SNK and Code Mystics have brought many Neo Geo Pocket Color classics to Nintendo Switch individually and in a nice collection. Code Mystics made sure these games play brilliantly on Switch both docked and handheld with many visual and control options. The games then made their way to Steam with support for Steam’s Remote Play Together feature that elevated these releases even further. Following that, there was a bit of uncertainty for when the next batch or game would be released. This month, SNK Vs Capcom: Card Fighters’ Clash got a surprise release on Switch and I’ve been enjoying my time with it from the minute I launched it for the first time.
SNK Vs Capcom: Card Fighters’ Clash feels a lot like a blend of a collectible card game with older Pokemon games in how the game flows. Your aim is to beat every opponent through the story across the different themed locations. Your aim is to use your cards and special abilities to bring your opponent’s health to zero. As you progress, you earn more cards to use in the various battle phases. I was surprised at the amount of depth here. As someone who has played far too much Hearthstone in the early years of the game, I’ve enjoyed playing card battlers like SNK Vs Capcom: Card Fighters’ Clash and even Shadowverse: Champion’s Battle on Switch to get my fill with Hearthstone not being as much fun for me anymore.
One aspect of SNK Vs Capcom: Card Fighters’ Clash that is worth highlighting on its own is that Code Mystics implemented both the Capcom and SNK versions together in this single release for $7.99. It also supports trading in between versions (as long as you play using the same language version) letting you collect all cards on your own. Save data linking is also possible with SNK Vs Capcom: Match of the Millennium or the Neo Geo Pocket Color Selection Volume 1 package to unlock in-game bonuses. Code Mystics went above and beyond here and I appreciate that as someone who never got to experience these games on their original hardware.
While you are able to play the Japanese versions of both the Capcom and SNK versions of the game, it is worth noting that you cannot trade with other language versions. The Japanese and English versions have their own saves as well.
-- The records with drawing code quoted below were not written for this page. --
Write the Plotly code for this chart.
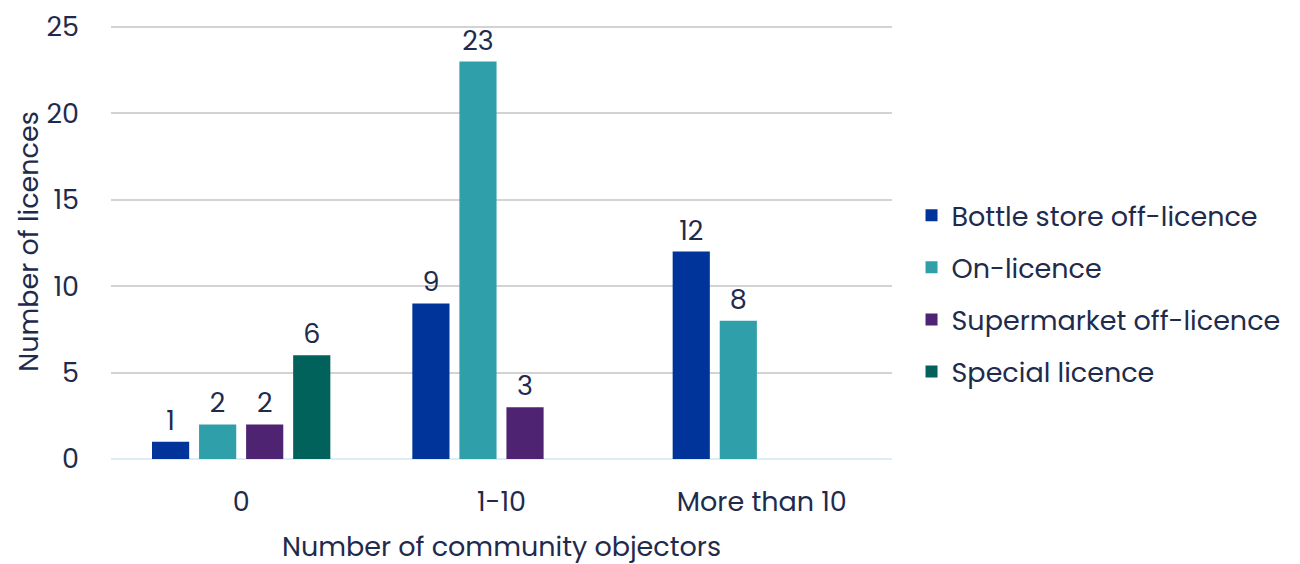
import plotly.graph_objects as go

categories = ["0", "1-10", "More than 10"]
series_names = ["Bottle store off-licence", "On-licence", "Supermarket off-licence", "Special licence"]
bottle_store = [1, 9, 12]
on_licence = [2, 23, 8]
supermarket = [2, 3, None]
special = [6, None, None]
colors = ["#00349a", "#2fa0aa", "#4e2372", "#01625c"]
y_ticks = [0, 5, 10, 15, 20, 25]

text_color = "#1f2b4d"
font_family = "Poppins, Inter, Open Sans, sans-serif"
fs = 27

fig = go.Figure()
for i, (name, vals, col) in enumerate(zip(series_names, [bottle_store, on_licence, supermarket, special], colors)):
    fig.add_trace(go.Bar(
        x=categories, y=vals, name=name, legendgroup=f"g{i}",
        marker=dict(color=col, line=dict(width=0)),
        text=[("" if v is None else str(v)) for v in vals],
        textposition="outside", cliponaxis=False,
        textfont=dict(size=fs, color=text_color, family=font_family),
    ))

fig.update_layout(
    width=1300, height=564,
    margin=dict(l=103, r=416, t=16, b=113, autoexpand=False),
    paper_bgcolor="white", plot_bgcolor="white",
    barmode="group", bargap=0.277, bargroupgap=0.21,
    font=dict(family=font_family, color=text_color, size=fs),
    showlegend=True,
    legend=dict(x=1.025, y=0.38, xanchor="left", yanchor="middle",
                font=dict(size=fs, color=text_color), tracegroupgap=14,
                itemwidth=30, traceorder="grouped"),
    xaxis=dict(title=dict(text="Number of community objectors", font=dict(size=fs), standoff=18),
               showgrid=False, showline=False, ticks="", ticklabelstandoff=24,
               tickfont=dict(size=fs), automargin=False),
    yaxis=dict(title=dict(text="Number of licences", font=dict(size=fs), standoff=0),
               range=[0, 25.17], tickvals=y_ticks, ticklabeloverflow="allow",
               showgrid=True, gridcolor="#d3d3d3", gridwidth=2,
               zeroline=True, zerolinecolor="#dcedf4", zerolinewidth=2,
               showline=False, ticks="", ticklabelstandoff=31,
               tickfont=dict(size=fs), automargin=False),
)

fig.write_html("out.html")
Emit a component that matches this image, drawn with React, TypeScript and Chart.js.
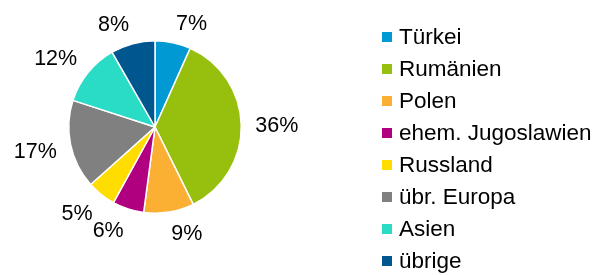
import React, { useEffect, useRef } from "react";
import { Chart, registerables } from "chart.js";

Chart.register(...registerables);

const categories = ["Türkei", "Rumänien", "Polen", "ehem. Jugoslawien", "Russland", "übr. Europa", "Asien", "übrige"];
const shares = [6.7, 36.0, 9.4, 5.9, 5.4, 16.6, 11.7, 8.3];
const colors = ["#0099D3", "#97BF0D", "#FBB034", "#B0007F", "#FFDD00", "#808080", "#2ADBC6", "#00568F"];

const FONT = "Arial, 'Liberation Sans', sans-serif";

const labelPlugin = {
  id: "outsideLabels",
  afterDatasetsDraw(chart: any) {
    const ctx = chart.ctx;
    const meta = chart.getDatasetMeta(0);
    const data = chart.data.datasets[0].data as number[];
    const total = data.reduce((a, b) => a + b, 0);
    ctx.save();
    ctx.font = `21.5px ${FONT}`;
    ctx.fillStyle = "#000";
    ctx.textAlign = "center";
    ctx.textBaseline = "middle";
    meta.data.forEach((arc: any, i: number) => {
      const { x, y, startAngle, endAngle, outerRadius } = arc.getProps(["x", "y", "startAngle", "endAngle", "outerRadius"], true);
      const mid = (startAngle + endAngle) / 2;
      const txt = Math.round((data[i] / total) * 100) + "%";
      const w = ctx.measureText(txt).width;
      const c = Math.cos(mid);
      const s = Math.sin(mid);
      const r = outerRadius + 14;
      const halfH = 6.8 * Math.min(1, Math.abs(s) * 2);
      const lx = x + c * r + Math.sign(c) * (w / 2);
      const ly = y + s * r + Math.sign(s) * halfH + 1.6;
      ctx.fillText(txt, lx, ly);
    });
    ctx.restore();
  },
};

const legendPlugin = {
  id: "sideLegend",
  afterDraw(chart: any) {
    const ctx = chart.ctx;
    const labels = chart.data.labels as string[];
    const bg = chart.data.datasets[0].backgroundColor as string[];
    ctx.save();
    ctx.font = `22.5px ${FONT}`;
    ctx.textAlign = "left";
    ctx.textBaseline = "middle";
    labels.forEach((lab, i) => {
      const cy = 37 + i * 32;
      ctx.fillStyle = bg[i];
      ctx.fillRect(382, cy - 5, 10, 10);
      ctx.fillStyle = "#000";
      ctx.fillText(lab, 399, cy + 1);
    });
    ctx.restore();
  },
};

export default function App() {
  const ref = useRef<HTMLCanvasElement>(null);
  useEffect(() => {
    const chart = new Chart(ref.current!, {
      type: "pie",
      data: {
        labels: categories,
        datasets: [
          {
            data: shares,
            backgroundColor: colors,
            borderColor: "#fff",
            borderWidth: 1.5,
          },
        ],
      },
      options: {
        animation: false,
        responsive: false,
        maintainAspectRatio: false,
        layout: { padding: { left: 68, right: 353, top: 40, bottom: 61 } },
        plugins: {
          legend: { display: false },
          tooltip: { enabled: false },
        },
      },
      plugins: [labelPlugin, legendPlugin],
    });
    return () => chart.destroy();
  }, []);
  return (
    <div style={{ position: "absolute", left: 0, top: 0, width: 595, height: 275, background: "#fff" }}>
      <canvas ref={ref} width={595} height={275} style={{ width: 595, height: 275 }} />
    </div>
  );
}
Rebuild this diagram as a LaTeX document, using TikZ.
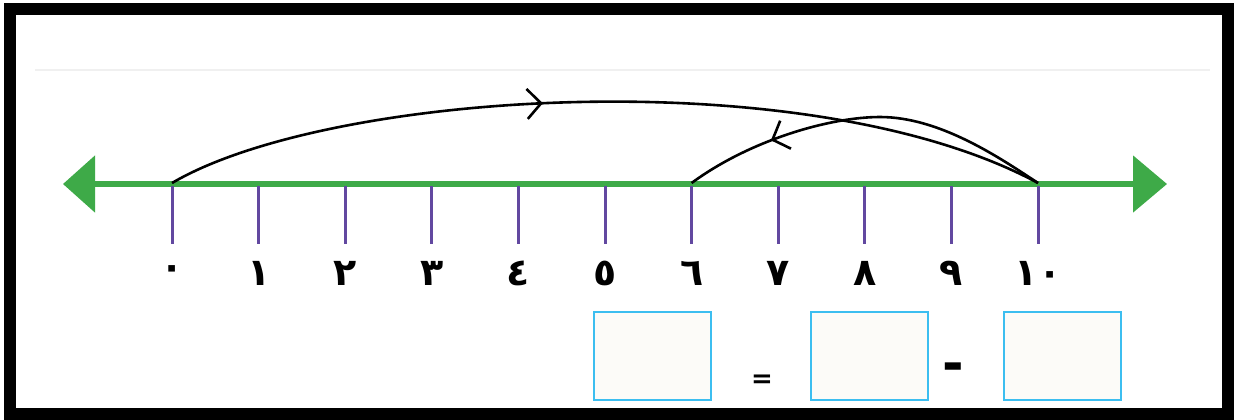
\documentclass[tikz,border=0pt]{standalone}
\usepackage{fontspec}
\setmainfont{DejaVu Sans}
\newfontfamily\arabicfont[Script=Arabic]{DejaVu Sans}
\usetikzlibrary{arrows.meta,decorations.markings}
\definecolor{nlgreen}{RGB}{62,170,72}
\definecolor{tickpurple}{RGB}{98,72,160}
\definecolor{boxblue}{RGB}{60,190,240}
\definecolor{boxfill}{RGB}{252,251,248}
\begin{document}
\begin{tikzpicture}[x=0.5pt,y=-0.5pt,
  frame/.style={draw=black,line width=6pt},
  numline/.style={draw=nlgreen,line width=2.6pt},
  ticks/.style={draw=tickpurple,line width=1.5pt},
  jump/.style={draw=black,line width=1.3pt},
  numlabel/.style={font=\arabicfont\bfseries\fontsize{19}{21}\selectfont,inner sep=0pt},
  answerbox/.style={draw=boxblue,fill=boxfill,line width=1pt,minimum width=58.5pt,minimum height=44pt,inner sep=0pt},
  sign/.style={inner sep=0pt,font=\bfseries}
  ]
\useasboundingbox (0,0) rectangle (1246,419);
\fill[white] (0,0) rectangle (1246,419);
\draw[frame] (10,9) rectangle (1228,413.5);
\draw[black!6,line width=0.6pt] (35,70) -- (1210,70);
% number line
\coordinate (L) at (63,184);
\coordinate (R) at (1167,184);
\draw[numline,{Triangle[length=16pt,width=28pt]}-{Triangle[length=17pt,width=28pt]}] (L) -- (R);
% ticks and labels
\foreach \i/\d in {0/٠,1/١,2/٢,3/٣,4/٤,5/٥,6/٦,7/٧,8/٨,9/٩,10/١٠}{
  \coordinate (t\i) at ({172+86.6*\i},183);
  \coordinate (b\i) at ({172+86.6*\i},244);
  \draw[ticks] ([yshift=-1.5pt]t\i) -- (b\i);
  \node[numlabel] (n\i) at ({172+86.6*\i},273) {\d};
}
% jumps
\coordinate (peak) at (880,117);
\draw[jump,postaction={decorate},decoration={markings,mark=at position 0.43 with {\arrow{Straight Barb[length=7pt,width=15pt,line width=1.3pt]}}}]
  (t0) .. controls (330,90) and (810,60) .. (t10);
\draw[jump,postaction={decorate},decoration={markings,mark=at position 0.76 with {\arrow{Straight Barb[length=7pt,width=15pt,line width=1.3pt]}}}]
  (t10) .. controls (1000,158) and (940,117) .. (peak)
        .. controls (830,117) and (750,140) .. (t6);
% answer boxes
\node[answerbox] (box1) at (652.5,356) {};
\node[answerbox] (box2) at (869,356) {};
\node[answerbox] (box3) at (1062,356) {};
\node[sign,font=\bfseries\fontsize{13}{15}\selectfont] (eq) at (762,381) {=};
\node[sign,font=\bfseries\fontsize{26}{28}\selectfont] (minus) at (953,372) {-};
\end{tikzpicture}
\end{document}
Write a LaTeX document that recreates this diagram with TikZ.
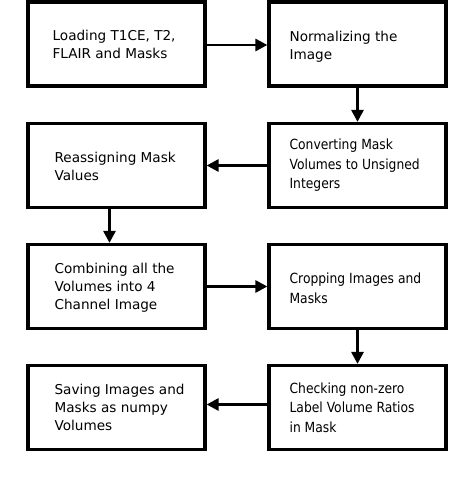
\documentclass[tikz,border=0pt]{standalone}
\usepackage{fontspec}
\setmainfont{DejaVu Sans}
\newfontfamily\condfont[FakeStretch=0.88]{DejaVu Sans}
\usetikzlibrary{arrows.meta}
\begin{document}
\begin{tikzpicture}[x=1pt,y=-1pt,
  box/.style={draw=black, line width=3.2pt, minimum width=177pt, minimum height=84pt, inner sep=0pt},
  txt/.style={anchor=west, align=left, inner sep=0pt, font=\fontsize{13.6}{18}\selectfont},
  ntxt/.style={anchor=west, align=left, inner sep=0pt, font=\condfont\fontsize{14}{19.5}\selectfont},
  arr/.style={line width=2.8pt, -{Triangle[length=12pt,width=12pt]}}]
\useasboundingbox (0,0) rectangle (474,478);
% boxes (centres)
\node[box] (b1) at (116.5,44) {};
\node[box] (b2) at (357.5,44) {};
\node[box] (b3) at (357.5,165.5) {};
\node[box] (b4) at (116.5,165.5) {};
\node[box] (b5) at (116.5,286.5) {};
\node[box] (b6) at (357.5,286.5) {};
\node[box] (b7) at (357.5,407.5) {};
\node[box] (b8) at (116.5,407.5) {};
% texts
\node[txt] (t1) at ([xshift=26pt]b1.west) {Loading T1CE, T2,\\FLAIR and Masks};
\node[txt] (t2) at ([xshift=22pt,yshift=-3pt]b2.west) {Normalizing the\\Image};
\node[ntxt] (t3) at ([xshift=22pt]b3.west) {Converting Mask\\Volumes to Unsigned\\Integers};
\node[txt] (t4) at ([xshift=28pt,yshift=-1pt]b4.west) {Reassigning Mask\\Values};
\node[txt] (t5) at ([xshift=28pt,yshift=-1pt]b5.west) {Combining all the\\Volumes into 4\\Channel Image};
\node[ntxt] (t6) at ([xshift=22pt,yshift=-2pt]b6.west) {Cropping Images and\\Masks};
\node[ntxt] (t7) at ([xshift=22pt]b7.west) {Checking non-zero\\Label Volume Ratios\\in Mask};
\node[txt] (t8) at ([xshift=28pt]b8.west) {Saving Images and\\Masks as numpy\\Volumes};
% connectors
\draw[arr] ([yshift=-1pt]b1.east) -- ([yshift=-1pt]b2.west);
\draw[arr] (b2.south) -- (b3.north);
\draw[arr] (b3.west) -- (b4.east);
\draw[arr] ([xshift=-7pt]b4.south) -- ([xshift=-7pt]b5.north);
\draw[arr] (b5.east) -- (b6.west);
\draw[arr] (b6.south) -- (b7.north);
\draw[arr] ([yshift=3pt]b7.west) -- ([yshift=3pt]b8.east);
\end{tikzpicture}
\end{document}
As with prior Neo Geo Pocket Color games, Code Mystics allows for a few display options. You can apply a filter, adjust the zoom level of the screen, remove or use multiple skins, remap controls, and more. You can also rewind while playing. Barring these, you can also play with two people on the same Nintendo Switch console screen which is nice to have. One thing I hope for a potential future patch is more save slots.
If you aren’t a fan of card games, this might not be an easy pickup despite the low asking price. The mechanics are explained well and there’s an in-game manual included which is lovely to see as with other Code Mystics releases. I know some people might be waiting on a potential Neo Geo Pocket Color Selection Volume 2 before jumping into this and I can’t blame them. I hope it does happen so I can own a physical copy of this excellent and fun card battler.
SNK Vs Capcom: Card Fighters’ Clash is an essential for card game fans on Nintendo Switch. Releases like this only remind me to spend more time looking at games in genres I enjoy on older platforms I didn’t own. Thankfully, this Code Mystics release has let me experience a superb version of SNK Vs Capcom: Card Fighters’ Clash. Including both games and the usual awesome extras is only icing on the cake.
Just like SNK Vs Capcom: The Match of the Millennium, SNK Vs Capcom: Card Fighters’ Clash is an easy recommendation for fans of both publishers and anyone who enjoys an interesting card game. If Nintendo and The Pokemon Company ever get around to bringing older Pokemon games to Switch, SNK Vs Capcom: Card Fighters’ Clash is the gold standard for how dual releases should be handled.